Conversely, an excessively tight belt places high radial load stress on the alternator shaft and its internal bearings, which are not designed to withstand that constant, high side-force. This undue pressure rapidly breaks down the bearing grease and causes the bearings to wear out, resulting in a noticeable grinding or whining noise shortly after a new alternator is installed. Misalignment between the alternator pulley and the other engine pulleys also causes the belt to run at an angle, leading to rapid belt wear and bearing failure from the continuous side-load.
Exposure to engine fluids is another common cause of mechanical and electrical destruction, as the alternator is rarely sealed against its environment. Leaks from the engine’s valve cover, power steering pump, or cooling system can saturate the alternator’s internal components. Oil and coolant break down the rubber components, such as the belt and internal seals, and can contaminate the brushes and slip rings, leading to intermittent or complete charging failure. The fluid acts as an insulator or a corrosive agent, causing short circuits or preventing proper electrical contact inside the unit.
Issues Related to Installation and Replacement Parts
Human error during the replacement process can introduce immediate points of failure that appear to be a faulty new part. One of the simplest errors is failing to ensure the mounting bolts are properly torqued, which allows the alternator to vibrate on its brackets. This vibration accelerates the wear on the bearings and can cause internal components to impact each other, such as the rotor striking the stator, leading to catastrophic failure. A new alternator’s warranty is often voided if the old battery, which caused the initial failure, is not tested and properly charged or replaced, as connecting a new unit to a failing battery guarantees an immediate overworking condition.

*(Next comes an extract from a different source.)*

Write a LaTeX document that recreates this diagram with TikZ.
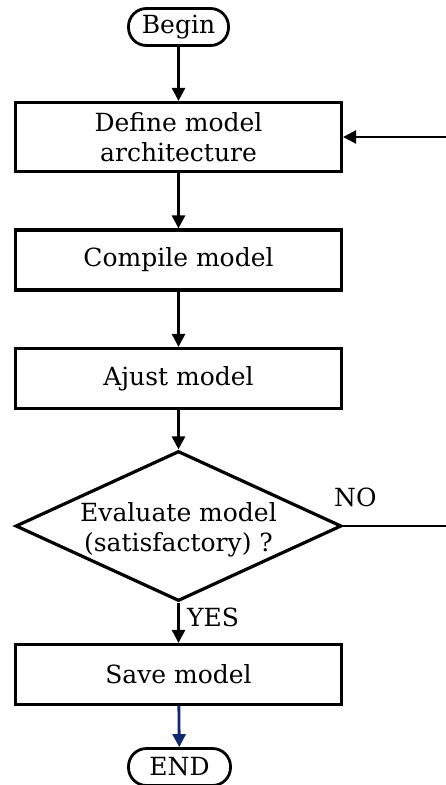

The quality of the replacement unit itself is also a significant factor in repeated failures, with many low-cost or poorly remanufactured alternators having internal defects. Components like the voltage regulator or rectifier diodes may be of lower quality or improperly tested, leading to a failure that can occur within days or weeks of installation. Even if the unit is physically correct, using an alternator that is not rated for the vehicle’s required amperage output will result in it constantly running at its limit, ensuring a short lifespan, especially in vehicles with high electrical demands.
Before assuming a new unit is defective, the entire charging circuit must be verified, including all wiring, fuses, and ground points. Loose or corroded connections at the alternator terminal, battery posts, or chassis ground create high resistance that mimics a failing alternator, as the voltage regulator struggles to send power through the compromised circuit. Verifying the charging voltage is consistently between 13.7 and 14.7 volts with a multimeter immediately after installation can confirm that the new alternator is working properly and that the fault lies elsewhere in the system.